Subculture: Smith Island Watermen

What life is like on one of the Chesapeake Bay’s most isolated islands.

By Elena Gooray

Captain Grant Corbin Sr., 67. (Photo: Christopher Leaman)

Linguists believe thatthe English language is rapidly losing its regional variations, but Maryland’s Smith Island watermen have bucked this trend — even as their population has shrunk in recent decades. “Down” is still “dane” and male crabs are still “jimmies”; irony runs so thick through Smith culture that “she ain’t pretty none” means the speaker fancies a lady’s looks. About 360 Smith Islanders live in relative isolation on the Chesapeake Bay, echoing the island’s 17th-century English settlers’ Elizabethan dialect, and favoring centuries-old crabbing and fishing techniques.

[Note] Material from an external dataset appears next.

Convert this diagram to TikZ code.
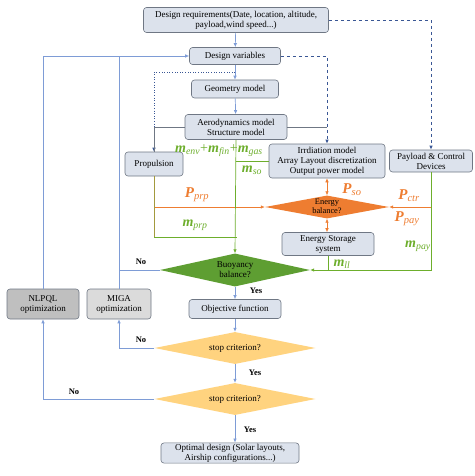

  • Island people is a different breed. If someone’s in a jam here, someone else is going to help them out. If you’ve got somebody who’s been in a fire, someone will bring them dinner the next night.
  • Outsiders think they’re a whole lot smarter than island people. You’ve got scientists who think they know more than we know, but when you’ve worked on the water 58 years, there are just some things you know about crabs, oysters, the water, [that] they don’t.
  • Some people come out here from the city, they’re tickled to death by it — then they want change after three or four years. They don’t stick around. Some people move down here and think they can afford it, but then they get a storm on the shoreline and their jetty washes out and it takes a lot to put it back.
  • A lot of families now, the wives are working. It takes two incomes. It’s a shame. You wish the women could spend more time at home, but you need both people working now to bring in enough money. If they want to work, that’s one thing. But it ain’t “you want to do it,” it’s “you got to do it.”
  • They’re gonna have to move where there is some jobs. The main place they have to work is the prison. I mean the big Somerset County prison. It has a lot of guards. It’s a pretty good-sized prison.
  • It’s important that when we’re dead and gone, that somebody be carrying on this life. You need people to know how people did live, and how things went, and how we made a living. And how we were religious, and how honest people were, and just to know who we were.

Captain Grant Corbin Sr., 67, as told to Elena Gooray.